## TASK OBJECTIVE:
Look through the data below and return each line where "matplotlib" appears.

──────────────────────────────

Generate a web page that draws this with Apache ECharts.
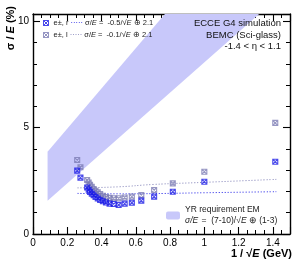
<!DOCTYPE html>
<html>
<head>
<meta charset="utf-8">
<script src="https://cdn.jsdelivr.net/npm/echarts@6/dist/echarts.min.js"></script>
<style>
html, body { margin: 0; padding: 0; background: #fff; }
#main { width: 294px; height: 260px; }
</style>
</head>
<body>
<div id="main"></div>
<script>
// measured points, x = 1/sqrt(E)
var xPts = [0.258, 0.277, 0.316, 0.325, 0.333, 0.343, 0.354, 0.365, 0.378, 0.392, 0.408,
            0.426, 0.447, 0.471, 0.5, 0.535, 0.577, 0.632, 0.707, 0.816, 1.0, 1.414];
var resR = [2.98, 2.65, 2.19, 2.08, 1.98, 1.9, 1.82, 1.74, 1.67, 1.6, 1.54,
            1.48, 1.43, 1.41, 1.37, 1.43, 1.47, 1.57, 1.76, 1.99, 2.46, 3.40];
var resL = [3.48, 3.14, 2.54, 2.42, 2.32, 2.22, 2.12, 2.03, 1.96, 1.88, 1.8,
            1.74, 1.7, 1.68, 1.68, 1.72, 1.76, 1.83, 2.07, 2.38, 2.93, 5.23];

// fit curves (dotted)
var fitX = [0.26, 0.5, 0.7, 1.0, 1.42];
var fitR = [1.91, 1.89, 1.9, 1.94, 1.99];
var fitL = [2.17, 2.22, 2.33, 2.43, 2.57];

// YR requirement band outline
var bandX = [0.085, 0.085, 0.77, 1.32];
var bandY = [1.57, 3.87, 10.35, 10.35];

var xMin = 0, xMax = 1.5, yMin = 0, yMax = 10.35;

var colR = '#1c1ce6';
var colL = '#7c7cb4';
var colBand = '#c8c8fa';
var FONT = 'Liberation Sans';
var marker = 'path://M0,0L10,0L10,10L0,10ZM0,0L10,10M10,0L0,10';

function pairs(xs, ys) {
    return xs.map(function (x, i) { return [x, ys[i]]; });
}

function frameAxis(pos, isX, show) {
    var ax = {
        type: 'value',
        position: pos,
        min: isX ? xMin : yMin,
        max: isX ? xMax : yMax,
        interval: isX ? 0.2 : 5,
        axisLine: { show: true, onZero: false, lineStyle: { color: '#000', width: 1.4 } },
        axisTick: { show: true, inside: true, length: 7, lineStyle: { color: '#000', width: 1.1 } },
        minorTick: { show: true, splitNumber: isX ? 4 : 5, length: 4, lineStyle: { color: '#000', width: 1 } },
        splitLine: { show: false },
        axisLabel: {
            show: show, showMaxLabel: false, margin: 4,
            fontFamily: FONT, fontSize: 10, color: '#000'
        }
    };
    return ax;
}

var rich = {
    t: { fontFamily: FONT, fontSize: 7.5, color: '#222' },
    i: { fontFamily: FONT, fontSize: 7.5, color: '#222', fontStyle: 'italic' },
    r: { fontFamily: FONT, fontSize: 7.5, color: colR },
    l: { fontFamily: FONT, fontSize: 7.5, color: colL },
    a: { fontFamily: FONT, fontSize: 8.5, color: '#222', lineHeight: 11 },
    b: { fontFamily: FONT, fontSize: 8.5, color: '#222', lineHeight: 11 },
    bi: { fontFamily: FONT, fontSize: 8.5, color: '#222', fontStyle: 'italic', lineHeight: 11 }
};

var dom = document.getElementById('main');
var myChart = echarts.init(dom);
var option = {
    animation: false,
    grid: { left: 33, right: 4, top: 14, bottom: 26 },
    xAxis: [frameAxis('bottom', true, true), frameAxis('top', true, false)],
    yAxis: [frameAxis('left', false, true), frameAxis('right', false, false)],
    legend: [{
        data: [
            { name: 'e±, r', itemStyle: { color: 'rgba(0,0,0,0)', borderColor: colR, borderWidth: 1 } },
            { name: 'e±, l', itemStyle: { color: 'rgba(0,0,0,0)', borderColor: colL, borderWidth: 1 } }
        ],
        orient: 'vertical',
        left: 43, top: 19,
        itemWidth: 5, itemHeight: 5, itemGap: 4, padding: 0,
        formatter: function (name) {
            var c = name === 'e±, r' ? 'r' : 'l';
            var a = name === 'e±, r' ? '-0.5' : '-0.1';
            return '{t|' + name + ' }{' + c + '|·····}{t| σ/}{i|E}{t| =  ' + a + '/√}{i|E}{t| ⊕ 2.1}';
        },
        textStyle: { rich: rich }
    }, {
        data: ['YR requirement EM'],
        left: 166, top: 205,
        itemWidth: 14, itemHeight: 8, padding: 0,
        formatter: function (name) {
            return '{a|' + name + '}\n{bi|σ/E} {b|=  (7-10)/√}{bi|E}{b| ⊕ (1-3)}';
        },
        textStyle: { rich: rich }
    }],
    graphic: [{
        type: 'text', x: 11, y: 6, rotation: Math.PI / 2, z: 100,
        style: {
            text: '{a|σ / }{b|E}{a| (%)}', align: 'right', verticalAlign: 'middle',
            rich: {
                a: { fontFamily: FONT, fontSize: 11, fontWeight: 'bold', fill: '#000' },
                b: { fontFamily: FONT, fontSize: 11, fontWeight: 'bold', fontStyle: 'italic', fill: '#000' }
            }
        }
    }, {
        type: 'text', x: 292, y: 254, z: 100,
        style: {
            text: '{a|1 / √}{b|E}{a| (GeV)}', align: 'right', verticalAlign: 'middle',
            rich: {
                a: { fontFamily: FONT, fontSize: 11, fontWeight: 'bold', fill: '#000' },
                b: { fontFamily: FONT, fontSize: 11, fontWeight: 'bold', fontStyle: 'italic', fill: '#000' }
            }
        }
    }, {
        type: 'text', x: 281, y: 23, z: 100,
        style: { text: 'ECCE G4 simulation', align: 'right', verticalAlign: 'middle', font: '9.5px "Liberation Sans"', fill: '#111' }
    }, {
        type: 'text', x: 281, y: 35, z: 100,
        style: { text: 'BEMC (Sci-glass)', align: 'right', verticalAlign: 'middle', font: '9.5px "Liberation Sans"', fill: '#111' }
    }, {
        type: 'text', x: 281, y: 46, z: 100,
        style: { text: '-1.4 < η < 1.1', align: 'right', verticalAlign: 'middle', font: '9.5px "Liberation Sans"', fill: '#111' }
    }],
    series: [{
        name: 'YR requirement EM',
        type: 'custom',
        itemStyle: { color: colBand },
        data: [[bandX[0], bandY[0]]],
        z: 1,
        renderItem: function (params, api) {
            var pts = bandX.map(function (x, i) { return api.coord([x, bandY[i]]); });
            return { type: 'polygon', shape: { points: pts }, style: { fill: colBand } };
        }
    }, {
        name: 'fit l', type: 'line', smooth: true, showSymbol: false, z: 2,
        data: pairs(fitX, fitL),
        lineStyle: { color: colL, width: 1, type: [1, 2] }
    }, {
        name: 'fit r', type: 'line', smooth: true, showSymbol: false, z: 2,
        data: pairs(fitX, fitR),
        lineStyle: { color: colR, width: 1, type: [1, 2] }
    }, {
        name: 'e±, l', type: 'scatter', z: 3,
        symbol: marker, symbolSize: 5,
        itemStyle: { color: 'rgba(0,0,0,0)', borderColor: colL, borderWidth: 1.1 },
        data: pairs(xPts, resL)
    }, {
        name: 'e±, r', type: 'scatter', z: 4,
        symbol: marker, symbolSize: 5,
        itemStyle: { color: 'rgba(0,0,0,0)', borderColor: colR, borderWidth: 1.1 },
        data: pairs(xPts, resR)
    }]
};

if (option && typeof option === "object") {
    myChart.setOption(option, true);
}
</script>
</body>
</html>
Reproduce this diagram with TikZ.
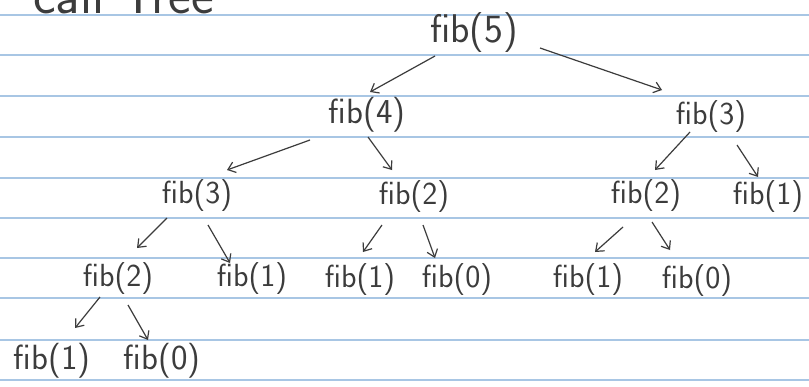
\documentclass[tikz,border=0pt]{standalone}
\usetikzlibrary{arrows.meta}
\definecolor{ink}{HTML}{3C3C3C}
\definecolor{rule}{RGB}{168,198,228}
\tikzset{
  call/.style={font=\sffamily\fontsize{32}{32}\selectfont, text=ink, inner sep=0pt},
  callbig/.style={call, font=\sffamily\fontsize{40}{40}\selectfont},
  callmid/.style={call, font=\sffamily\fontsize{35}{35}\selectfont},
  arr/.style={draw=ink, line width=1.2pt, -{Straight Barb[length=7pt,width=11pt]}},
  paperline/.style={draw=rule, line width=1.3pt}
}
\begin{document}
\begin{tikzpicture}[x=1pt,y=-1pt]
\useasboundingbox (0,0) rectangle (809,386);
\clip (0,0) rectangle (809,386);
\fill[white] (0,0) rectangle (809,386);
% ruled paper
\foreach \yy in {15,55,96,137,178,218,258,298,340,380}
  \draw[paperline] (0,\yy) -- (809,\yy);
% partially visible heading (cut off by the top edge, as in the reference)
\node[anchor=base west, font=\sffamily\fontsize{54}{54}\selectfont, text=ink, inner sep=0pt] (title) at (33,13) {call Tree};
% nodes
\node[callbig] (f5) at (474,33) {fib(5)};
\node[callmid] (f4) at (367,115) {fib(4)};
\node[call] (f3r) at (711,117) {fib(3)};
\node[call] (f3l) at (197,196) {fib(3)};
\node[call] (f2m) at (414,197) {fib(2)};
\node[call] (f2r) at (646,196) {fib(2)};
\node[call] (f1r) at (768,197) {fib(1)};
\node[call] (f2l) at (118,279) {fib(2)};
\node[call] (f1a) at (252,279) {fib(1)};
\node[call] (f1b) at (360,280) {fib(1)};
\node[call] (f0a) at (457,280) {fib(0)};
\node[call] (f1c) at (588,280) {fib(1)};
\node[call] (f0b) at (697,281) {fib(0)};
\node[callmid] (f1d) at (52,361) {fib(1)};
\node[callmid] (f0c) at (162,361) {fib(0)};
% connectors
\draw[arr] ([shift={(-39,23)}]f5.center) -- ([shift={(3,-23)}]f4.center);
\draw[arr] ([shift={(66,15)}]f5.center) -- ([shift={(-49,-27)}]f3r.center);
\draw[arr] ([shift={(-57,25)}]f4.center) -- ([shift={(30,-26)}]f3l.center);
\draw[arr] ([shift={(1,22)}]f4.center) -- ([shift={(-22,-27)}]f2m.center);
\draw[arr] ([shift={(-21,15)}]f3r.center) -- ([shift={(9,-26)}]f2r.center);
\draw[arr] ([shift={(26,28)}]f3r.center) -- ([shift={(-10,-20)}]f1r.center);
\draw[arr] ([shift={(-30,22)}]f3l.center) -- ([shift={(19,-31)}]f2l.center);
\draw[arr] ([shift={(11,29)}]f3l.center) -- ([shift={(-22,-16)}]f1a.center);
\draw[arr] ([shift={(-32,28)}]f2m.center) -- ([shift={(3,-28)}]f1b.center);
\draw[arr] ([shift={(9,28)}]f2m.center) -- ([shift={(-22,-22)}]f0a.center);
\draw[arr] ([shift={(-23,31)}]f2r.center) -- ([shift={(7,-28)}]f1c.center);
\draw[arr] ([shift={(6,26)}]f2r.center) -- ([shift={(-27,-31)}]f0b.center);
\draw[arr] ([shift={(-18,18)}]f2l.center) -- ([shift={(23,-33)}]f1d.center);
\draw[arr] ([shift={(10,26)}]f2l.center) -- ([shift={(-14,-21)}]f0c.center);
\end{tikzpicture}
\end{document}
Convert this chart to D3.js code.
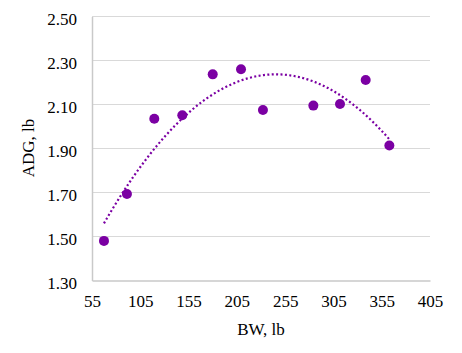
<!DOCTYPE html>
<html>
<head>
<meta charset="utf-8">
<script src="https://cdn.jsdelivr.net/npm/d3@7"></script>
<style>
  html, body { margin: 0; padding: 0; background: #fff; }
  svg { display: block; }
  svg text { font-family: "Liberation Serif", "Times New Roman", serif !important; fill: #000; }
</style>
</head>
<body>
<svg id="chart" width="462" height="353"></svg>
<script>
// Data
const bw  = [67.4, 91.2, 119.5, 148.5, 180.0, 209.3, 232.0, 284.2, 311.8, 338.4, 362.9];
const adg = [1.48, 1.693, 2.035, 2.051, 2.237, 2.26, 2.075, 2.095, 2.102, 2.211, 1.914];
const xTicks = [55, 105, 155, 205, 255, 305, 355, 405];
const yTicks = [1.30, 1.50, 1.70, 1.90, 2.10, 2.30, 2.50];
const xLabel = "BW, lb";
const yLabel = "ADG, lb";

(function () {
const svg = d3.select("#chart");
const pLeft = 92, pRight = 430, pTop = 16.5, pBottom = 280.5;
const color = "#7b00a3";
const serif = '"Liberation Serif", "Times New Roman", serif';

const x = d3.scaleLinear().domain([55, 405]).range([pLeft, pRight]);
const y = d3.scaleLinear().domain([1.30, 2.50]).range([pBottom, pTop]);

// gridlines
svg.append("g").selectAll("line").data(yTicks.slice(1)).join("line")
  .attr("x1", pLeft).attr("x2", pRight)
  .attr("y1", d => y(d)).attr("y2", d => y(d))
  .attr("stroke", "#d9d9d9").attr("stroke-width", 1.2);

// axes
const yAxis = d3.axisLeft(y).tickValues(yTicks).tickFormat(d3.format(".2f")).tickSize(0).tickPadding(15);
const gy = svg.append("g").attr("transform", `translate(${pLeft},0)`).call(yAxis)
  .attr("font-family", serif).attr("font-size", 17);
gy.select(".domain").attr("stroke", "#c9c9c9").attr("stroke-width", 1.5);
gy.selectAll("text").style("font-family", serif).style("font-size", "17px").attr("dy", "0.47em");

const xAxis = d3.axisBottom(x).tickValues(xTicks).tickFormat(d3.format("d")).tickSize(0).tickPadding(14);
const gx = svg.append("g").attr("transform", `translate(0,${pBottom})`).call(xAxis)
  .attr("font-family", serif).attr("font-size", 17);
gx.select(".domain").attr("stroke", "#c9c9c9").attr("stroke-width", 1.5);
gx.selectAll("text").style("font-family", serif).style("font-size", "17px");

// polynomial (order 2) trendline: least squares fit of the data
function quadFit(xs, ys) {
  const n = xs.length;
  const s = [0,0,0,0,0], t = [0,0,0];
  for (let i = 0; i < n; i++) {
    const xv = xs[i];
    for (let k = 0; k < 5; k++) s[k] += Math.pow(xv, k);
    for (let k = 0; k < 3; k++) t[k] += ys[i] * Math.pow(xv, k);
  }
  const M = [[s[0], s[1], s[2], t[0]], [s[1], s[2], s[3], t[1]], [s[2], s[3], s[4], t[2]]];
  for (let c = 0; c < 3; c++) {
    for (let r = c + 1; r < 3; r++) {
      const f = M[r][c] / M[c][c];
      for (let k = c; k < 4; k++) M[r][k] -= f * M[c][k];
    }
  }
  const b = [0,0,0];
  for (let r = 2; r >= 0; r--) {
    let v = M[r][3];
    for (let k = r + 1; k < 3; k++) v -= M[r][k] * b[k];
    b[r] = v / M[r][r];
  }
  return b;
}
const coef = quadFit(bw, adg);
const xmin = d3.min(bw), xmax = d3.max(bw);
const trendX = d3.range(0, 101).map(i => xmin + (xmax - xmin) * i / 100);
const line = d3.line().x(d => x(d)).y(d => y(coef[0] + coef[1] * d + coef[2] * d * d));
svg.append("path").datum(trendX).attr("d", line)
  .attr("fill", "none").attr("stroke", color).attr("stroke-width", 2.2)
  .attr("stroke-dasharray", "2,2.4");

// points
svg.append("g").selectAll("circle").data(bw.map((d, i) => [d, adg[i]])).join("circle")
  .attr("cx", d => x(d[0])).attr("cy", d => y(d[1])).attr("r", 5)
  .attr("fill", color);

// axis titles
svg.append("text").attr("x", 261).attr("y", 335).attr("text-anchor", "middle")
  .style("font-size", "17px").text(xLabel);
svg.append("text").attr("transform", "translate(34,148) rotate(-90)").attr("text-anchor", "middle")
  .style("font-size", "17px").text(yLabel);
})();
</script>
</body>
</html>
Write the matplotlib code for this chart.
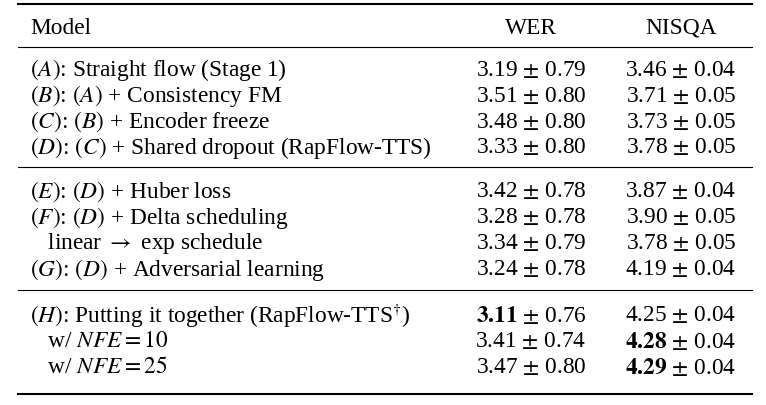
import matplotlib
matplotlib.use("Agg")
import matplotlib.pyplot as plt

plt.rcParams["font.family"] = ["Liberation Serif", "DejaVu Serif"]
plt.rcParams["mathtext.fontset"] = "stix"

models = [
    r"$\it{(A)}$: Straight flow (Stage 1)",
    r"$\it{(B)}$: $\it{(A)}$ + Consistency FM",
    r"$\it{(C)}$: $\it{(B)}$ + Encoder freeze",
    r"$\it{(D)}$: $\it{(C)}$ + Shared dropout (RapFlow-TTS)",
    r"$\it{(E)}$: $\it{(D)}$ + Huber loss",
    r"$\it{(F)}$: $\it{(D)}$ + Delta scheduling",
    r"   linear $\rightarrow$ exp schedule",
    r"$\it{(G)}$: $\it{(D)}$ + Adversarial learning",
    r"$\it{(H)}$: Putting it together (RapFlow-TTS$^{\dagger}$)",
    r"   w/ $NFE=10$",
    r"   w/ $NFE=25$",
]
wer_mean = ["3.19", "3.51", "3.48", "3.33", "3.42", "3.28", "3.34", "3.24", "3.11", "3.41", "3.47"]
wer_std = ["0.79", "0.80", "0.80", "0.80", "0.78", "0.78", "0.79", "0.78", "0.76", "0.74", "0.80"]
nisqa_mean = ["3.46", "3.71", "3.73", "3.78", "3.87", "3.90", "3.78", "4.19", "4.25", "4.28", "4.29"]
nisqa_std = ["0.04", "0.05", "0.05", "0.05", "0.04", "0.05", "0.05", "0.04", "0.04", "0.04", "0.04"]
wer_bold = [8]
nisqa_bold = [9, 10]

row_y = [70, 96, 122, 148, 192, 218, 244, 270, 316, 342, 368]
rules = [(5, 1.5), (48, 0.8), (168, 0.8), (291, 0.8), (395, 1.5)]

fig = plt.figure(figsize=(7.66, 4.06), dpi=100)
ax = fig.add_axes([0, 0, 1, 1])
ax.set_xlim(0, 766)
ax.set_ylim(406, 0)
ax.axis("off")

fs = 16.8
for y, lw in rules:
    ax.plot([18, 752], [y, y], color="black", lw=lw)

ax.text(30, 28, "Model", fontsize=fs, va="center")
ax.text(531, 28, "WER", fontsize=fs, va="center", ha="center")
ax.text(681, 28, "NISQA", fontsize=fs, va="center", ha="center")

def cell(m, s, bold):
    mm = r"$\mathbf{" + m + "}$" if bold else m
    return mm + r" $\pm$ " + s

for i, y in enumerate(row_y):
    ax.text(30, y, models[i], fontsize=fs, va="center")
    ax.text(531, y, cell(wer_mean[i], wer_std[i], i in wer_bold), fontsize=fs, va="center", ha="center")
    ax.text(681, y, cell(nisqa_mean[i], nisqa_std[i], i in nisqa_bold), fontsize=fs, va="center", ha="center")

fig.savefig("out.png", dpi=100, facecolor="white")
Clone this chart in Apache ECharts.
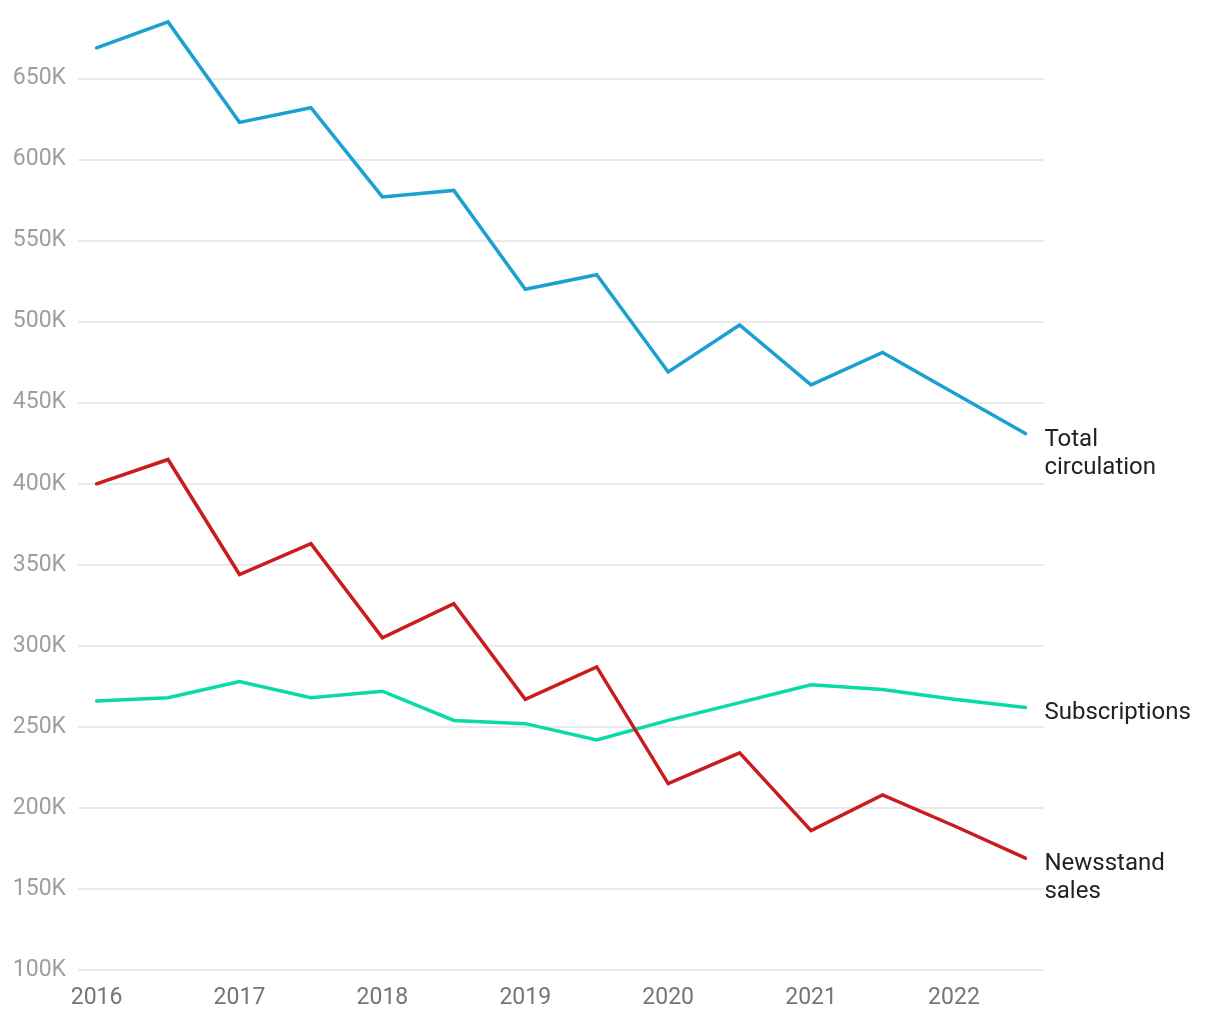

──────────────────────────────

## REPLY TO THE EXERCISE:
Write the matplotlib code for this chart.
import matplotlib
matplotlib.use("Agg")
import matplotlib.pyplot as plt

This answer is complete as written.